By Kate Holton and Susanna Twidale
LONDON (Reuters) – The scale of the financial pain heading towards Britons will be laid bare on Thursday when the energy regulator announces an increase to its price cap, with under-pressure households expected to see bills soaring by about 50%.
Ofgem will unveil the new cap at 1100 GMT – an hour before the Bank of England is expected to hike interest rates to tame surging inflation.
The cap covers consumers on standard variable energy tariffs, rather than fixed tariffs, equating to around 22 million households, and will come into effect from April following a period of surging wholesale energy costs.
Prime Minister Boris Johnson has promised a package of measures to help soften the blow, but charities warn millions of low-income families will not be able to afford to properly heat their homes, heaping pressure on his government.

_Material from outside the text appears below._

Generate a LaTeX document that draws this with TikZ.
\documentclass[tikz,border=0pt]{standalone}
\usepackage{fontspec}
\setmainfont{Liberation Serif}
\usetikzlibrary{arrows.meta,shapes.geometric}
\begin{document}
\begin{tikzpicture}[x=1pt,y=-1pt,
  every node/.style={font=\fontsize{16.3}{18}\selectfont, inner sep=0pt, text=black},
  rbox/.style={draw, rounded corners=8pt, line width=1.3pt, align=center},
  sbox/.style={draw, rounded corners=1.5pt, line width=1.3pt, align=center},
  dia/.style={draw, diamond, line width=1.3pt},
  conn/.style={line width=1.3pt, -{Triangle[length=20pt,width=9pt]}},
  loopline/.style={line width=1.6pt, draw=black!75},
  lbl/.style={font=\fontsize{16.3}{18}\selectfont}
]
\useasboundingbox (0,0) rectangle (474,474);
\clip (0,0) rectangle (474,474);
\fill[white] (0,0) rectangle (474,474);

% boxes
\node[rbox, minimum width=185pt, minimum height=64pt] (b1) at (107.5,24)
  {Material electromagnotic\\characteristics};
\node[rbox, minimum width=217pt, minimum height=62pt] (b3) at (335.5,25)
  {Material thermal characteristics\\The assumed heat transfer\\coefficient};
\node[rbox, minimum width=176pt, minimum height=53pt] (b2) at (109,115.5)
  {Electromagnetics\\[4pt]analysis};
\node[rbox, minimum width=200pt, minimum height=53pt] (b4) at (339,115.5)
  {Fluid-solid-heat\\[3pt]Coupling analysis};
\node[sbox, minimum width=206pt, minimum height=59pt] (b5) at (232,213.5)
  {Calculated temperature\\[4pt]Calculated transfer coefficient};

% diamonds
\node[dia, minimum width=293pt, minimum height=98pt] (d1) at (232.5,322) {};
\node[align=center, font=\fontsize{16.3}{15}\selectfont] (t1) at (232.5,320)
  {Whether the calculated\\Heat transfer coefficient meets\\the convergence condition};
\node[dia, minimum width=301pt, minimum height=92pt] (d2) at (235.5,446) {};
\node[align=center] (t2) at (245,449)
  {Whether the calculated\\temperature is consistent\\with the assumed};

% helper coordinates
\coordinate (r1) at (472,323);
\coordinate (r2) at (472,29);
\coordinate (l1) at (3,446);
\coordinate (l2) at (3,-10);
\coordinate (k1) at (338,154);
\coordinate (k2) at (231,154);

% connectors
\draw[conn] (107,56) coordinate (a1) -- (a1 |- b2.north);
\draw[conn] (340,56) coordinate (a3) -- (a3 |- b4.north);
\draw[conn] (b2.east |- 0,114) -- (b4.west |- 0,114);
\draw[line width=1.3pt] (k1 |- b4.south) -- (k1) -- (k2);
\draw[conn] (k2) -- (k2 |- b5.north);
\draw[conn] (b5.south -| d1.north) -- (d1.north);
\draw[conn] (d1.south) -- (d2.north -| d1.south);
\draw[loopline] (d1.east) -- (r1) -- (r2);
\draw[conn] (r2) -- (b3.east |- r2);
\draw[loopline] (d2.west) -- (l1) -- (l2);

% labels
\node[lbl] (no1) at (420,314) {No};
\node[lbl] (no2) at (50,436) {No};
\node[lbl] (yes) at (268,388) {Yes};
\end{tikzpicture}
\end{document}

“It’s going to be somewhere between devastating and catastrophic for households across the country,” Simon Francis, coordinator of the End Fuel Poverty Coalition, told Reuters.
Governments across Europe have spent tens of billions of euros trying to shield consumers from record high energy prices, such as removing taxes or supporting the most needy households, after benchmark European gas prices surged 330% last year.

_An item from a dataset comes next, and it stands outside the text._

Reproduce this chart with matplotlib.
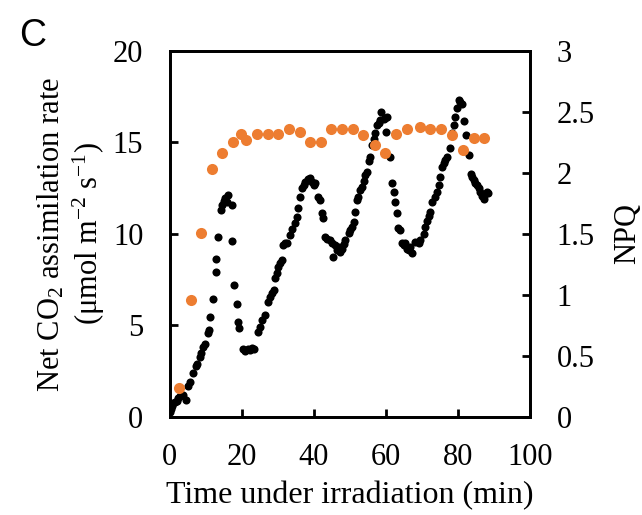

In Britain, a six-month price cap has limited the immediate impact on consumers, forcing the pain on to suppliers instead, with more than 25 going out of business since the start of 2021. Many had not hedged against future cost hikes.

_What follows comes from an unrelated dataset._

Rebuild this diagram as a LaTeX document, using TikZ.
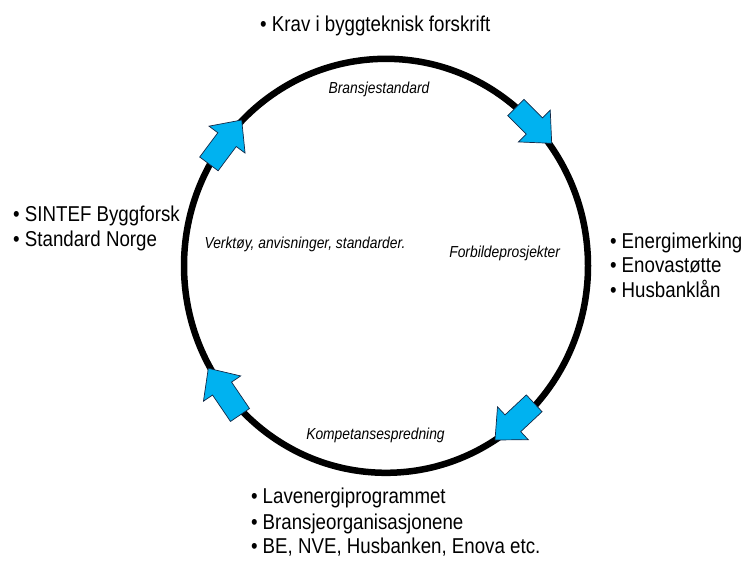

Octopus Energy, Britain’s fifth biggest supplier with more than three million customers, said in January it expected to incur around 100 million pounds of losses.
Consultancy Cornwall Insight said it expected the regulator to lift the cap on the cost of gas and electricity by 49% to 1,897 pounds ($2,572) per year for a typical household, up from a previous record high of 1,277 pounds.
The jump in bills in April will coincide with a rise in taxes and a forecast peak in general inflation of 6%, a figure the central bank could revise up on Thursday.
Higher energy prices will likely push a further 1.5 million households into fuel poverty, charity National Energy Action said, meaning they are unable to afford to heat their homes to the temperature needed to keep warm and healthy.
This would take the total number of British households in fuel poverty to six million, more than a fifth of homes.
Even before the April increases, two thirds of adults in Britain saw their cost of living rise from December to January, according to a survey by the Office of National Statistics, with more than half of those saying they were spending less on non-essential items.
With the pressure growing on Johnson’s government to find a response to the looming cost of living crisis, and the threat it poses to consumer-facing businesses, ministers are expected to set out further support on Thursday.
Britain, which imports around half of its gas from the international market, has ruled out a cut to VAT on energy bills. The Times newspaper said it would instead provide state-backed loans to energy firms so they can lower bills for now, and recoup costs at a later date when energy prices fall.
Francis, of the End Fuel Poverty Coalition, said that “heat now, pay later” looked like a risk at a time of volatile markets and with major European gas supplier Russia locked in a dispute with the West over Ukraine. He has urged the government to insulate Britain’s draughty homes.
Ofgem, which had been due to set the price cap next Monday, will publish the details hours after energy giant Shell (LON:RDSa) reports what is expected to be a jump in quarterly profits due to higher oil and gas prices and rising demand.